Andrew Petter unable to leave SFU after becoming trapped in construction labyrinth of his own making

Running away from the mess he created, he finds he is both the man on the run and the monster in the maze

Illustration by Alice Zhang

Written by: Kitty Cheung, Staff Writer & Zoe Vedova, Humour Editor

BURNABY, B.C. — After announcing his intent to step down from presidency in December 2018, SFU president Andrew Petter, 66, became unable to vacate his position after becoming trapped in the construction labyrinth that is Burnaby campus. Having slated Petter to remain president until August 2020, the university is now at a loss.

University administration confirms that for the last 39 days, Petter has been stuck in the mess of blue fencing, massive tarps, and cumbersome construction scaffolding that his own school commissioned. As students cross through campus on their way to class, one can listen closely to hear Petter’s howls of despair mixed into the cacophony of construction clamour as he attempts to escape the construction maze.

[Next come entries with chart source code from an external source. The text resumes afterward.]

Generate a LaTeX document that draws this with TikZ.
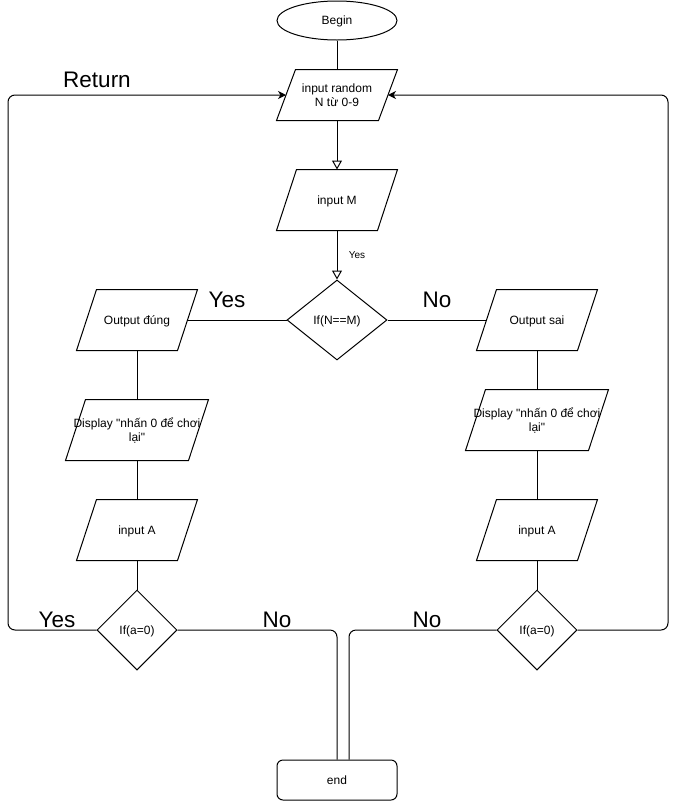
\documentclass[tikz,border=0pt]{standalone}
\usepackage{fontspec}
\setmainfont{Liberation Sans}
% same face without the TeX quote mapping, for straight quotes
\newfontfamily\qfont{Liberation Sans}
\newcommand\dq{{\qfont"}}
\usetikzlibrary{arrows.meta,shapes.geometric}
% outline of a slanted input/output box drawn around a named node
\newcommand\slantframe[2]{\draw ([xshift=#2]#1.north west) -- (#1.north east) -- ([xshift=-#2]#1.south east) -- (#1.south west) -- cycle;}
\begin{document}
\begin{tikzpicture}[x=1pt,y=-1pt,line width=1pt,
  every node/.style={font=\fontsize{12}{14}\selectfont,inner sep=0pt,align=center,text depth=0pt},
  iobox/.style={rectangle,minimum width=120pt,minimum height=60pt},
  widebox/.style={rectangle,minimum width=142pt,minimum height=60pt},
  decision/.style={diamond,draw,minimum width=#1,minimum height=80pt},
  biglabel/.style={font=\fontsize{22.5}{26}\selectfont},
  smalllabel/.style={font=\fontsize{10}{12}\selectfont},
  openarrow/.style={-{Triangle[open,length=9pt,width=10pt]}},
  backarrow/.style={-{Stealth[length=8pt,width=8pt,inset=2.5pt]},rounded corners=7pt},
  joinline/.style={rounded corners=7pt}]
\useasboundingbox (0,0) rectangle (686,801);

% main column
\node[ellipse,draw,minimum width=120pt,minimum height=39pt] (begin) at (337,20.5) {Begin};
\node[iobox,minimum height=50pt] (inr) at (337,95) {input random\\N từ 0-9};
\slantframe{inr}{19pt}
\node[iobox] (inm) at (337,200) {input M};
\slantframe{inm}{20pt}
\node[decision=100pt] (d1) at (337,320) {If(N==M)};
\node[rectangle,draw,rounded corners=6pt,minimum width=120pt,minimum height=40pt] (endn) at (337,780) {end};

% left branch
\node[iobox] (od) at (137,320) {Output đúng};
\slantframe{od}{20pt}
\node[widebox] (dispL) at (137,430) {Display \dq nhấn 0 để chơi\\lại\dq};
\slantframe{dispL}{20pt}
\node[iobox] (iaL) at (137,530) {input A};
\slantframe{iaL}{20pt}
\node[decision=80pt] (dl) at (137,630) {If(a=0)};

% right branch
\node[iobox] (os) at (537,320) {Output sai};
\slantframe{os}{20pt}
\node[widebox] (dispR) at (537,420) {Display \dq nhấn 0 để chơi\\lại\dq};
\slantframe{dispR}{20pt}
\node[iobox] (iaR) at (537,530) {input A};
\slantframe{iaR}{20pt}
\node[decision=80pt] (dr) at (537,630) {If(a=0)};

% labels
\node[smalllabel] (lyes) at (357,255) {Yes};
\node[biglabel] (lret) at (97,80) {Return};
\node[biglabel] (lyesA) at (227,300) {Yes};
\node[biglabel] (lnoA) at (437,300) {No};
\node[biglabel] (lyesB) at (57,620) {Yes};
\node[biglabel] (lnoB) at (277,620) {No};
\node[biglabel] (lnoC) at (427,620) {No};

% connectors
\draw (begin.south) -- (inr.north);
\draw[openarrow] (inr.south) -- (inm.north);
\draw[openarrow] (inm.south) -- (d1.north);
\draw (d1.west) -- ([xshift=-10pt]od.east);
\draw (d1.east) -- ([xshift=10pt]os.west);
\draw (od.south) -- (dispL.north);
\draw (dispL.south) -- (iaL.north);
\draw (iaL.south) -- (dl.north);
\draw (os.south) -- (dispR.north);
\draw (dispR.south) -- (iaR.north);
\draw (iaR.south) -- (dr.north);
\draw[backarrow] (dl.west) -- (8,630) |- ([xshift=9.5pt]inr.west);
\draw[backarrow] (dr.east) -- (668,630) |- ([xshift=-9.5pt]inr.east);
\draw[joinline] (dl.east) -| (endn.north);
\draw[joinline] (dr.west) -| ([xshift=12pt]endn.north);
\end{tikzpicture}
\end{document}
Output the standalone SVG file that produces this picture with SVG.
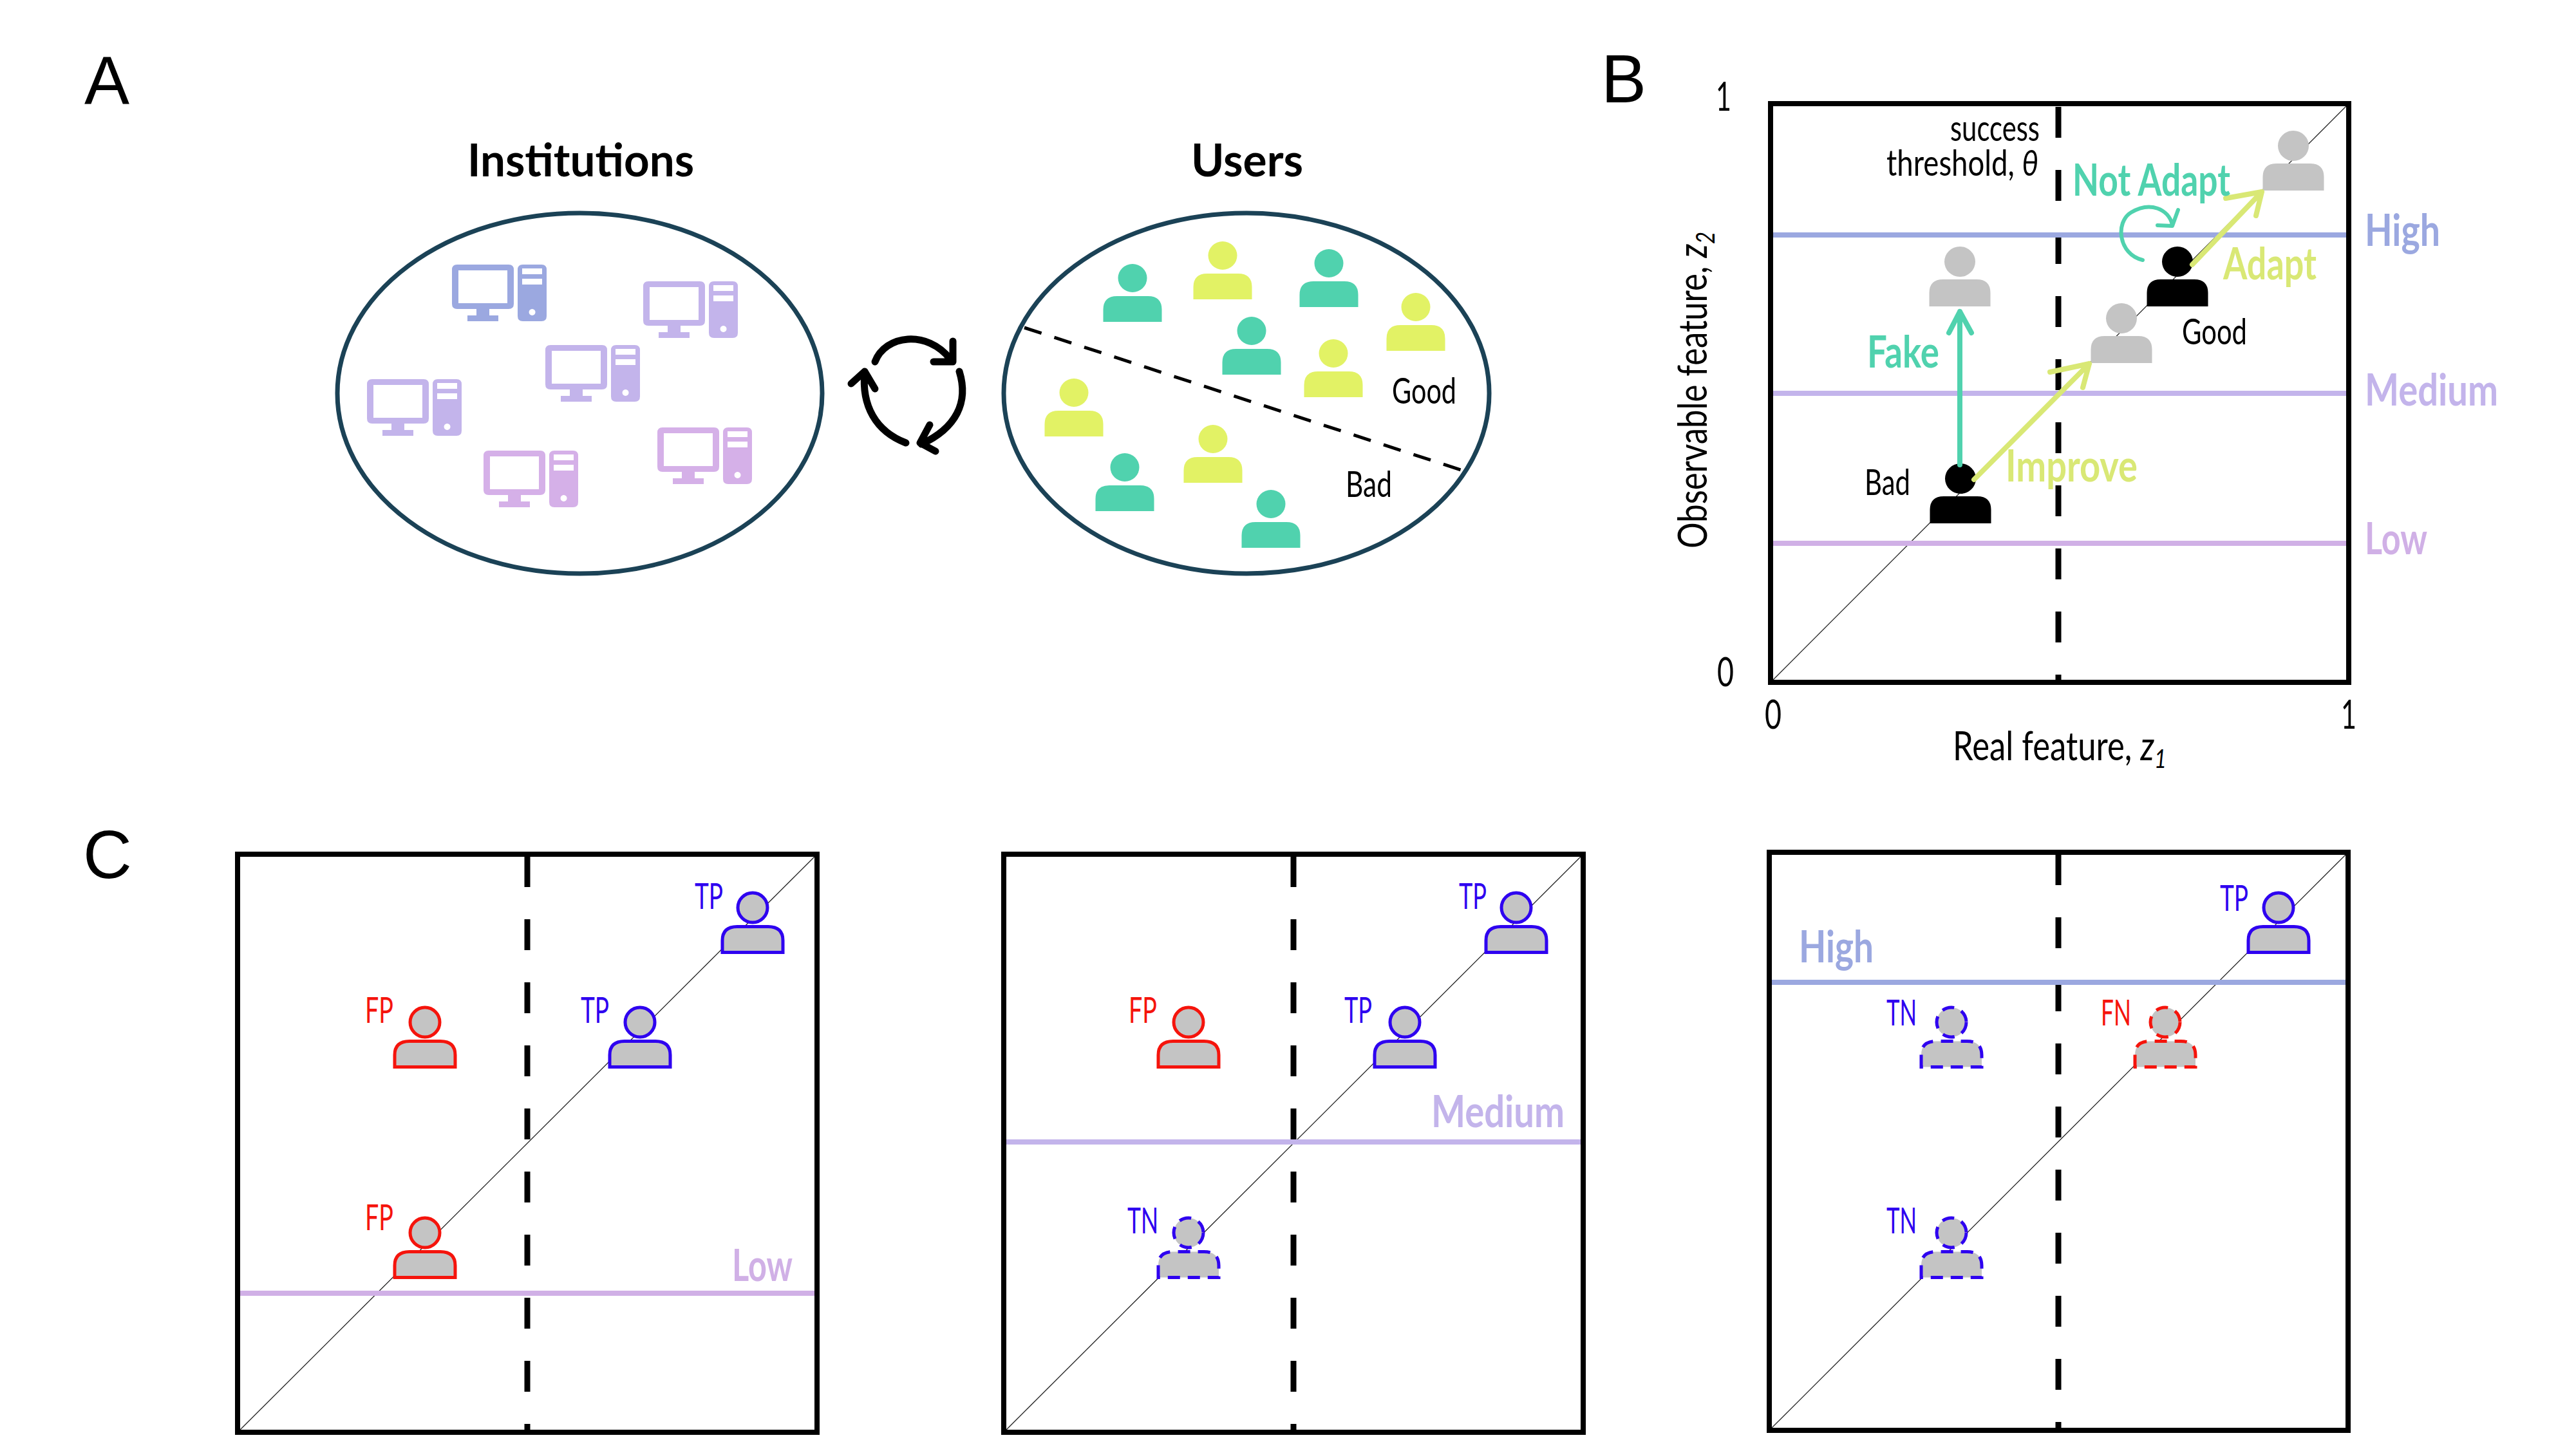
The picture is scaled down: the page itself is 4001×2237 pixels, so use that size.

According to local satyr Robert Engaginghoof, 201, Petter was last seen exhausted and dehydrated, briefcase in hand as he dodged orange pylons and scrambled across cardboard flooring in Convocation Mall. The Order of Canada honouree had supposedly been running away from the monstrous creatures who reside within the labyrinth: construction workers, irritated undergraduates, and apathetic security guards.

“A narrow escape,” comments Engaginghoof as he munches on what The Peak has identified as Petter’s term contract. “His briefcase pretty much exploded as he ran away. It was such a flurry of paperwork — makes for a great snack.”

Confused harpy Heather Plumage, 138, alleges that she has actually been in contact with the ill-fated ex-SFU president. “We were both competing with the local raccoons for any small prey lurking in the shadows,” she states. “Despite the fact he could reasonably enter the Maggie Benson Centre for a bubble waffle, they seem to be his only sustenance.”

When asked about the former MLA’s psychological state, Plumage replies, “Ugh, he kept going on and on about the terrifying drone of a jackhammer coming ever closer, saying he can’t escape blah blah how he’ll be stuck here forever yada yada.” After a rustling of feathers and an audible sigh, Plumage continues, “It was so inconvenient for the hunt. He kept scaring off the high school tour groups.”

On the one-month anniversary of the day Petter fell into the construction trap, a vigil was held. Petter’s family and close colleagues read excerpts from his book, The Politics of the Charter: The Illusive Promise of Constitutional Rights and hoped for his safe return, despite him being no more than 17 metres from where they stood. Candles were lit as more scaffolding was set up among the tarps surrounding the AQ pond.

An extraction team of youngblood demigods have been commissioned to search the construction maze. The Peak has received an audio recording from the team, on which can be heard the sound of deafening drills interspersed with what has been identified as Petter screaming, “OH GOD WHY DID I SIGN OFF ON THIS? MY OWN HUBRIS HAS LED ME HERE!” A snippet of this audio is now available as the jingle to the new Peak Speaks podcast, created in collaboration with CJSF 90.1FM.

With the demigod team’s most recent reports, however, The Peak can conclude that Petter has since opted out of his esteemed position in the New Democratic Party to become a construction minotaur.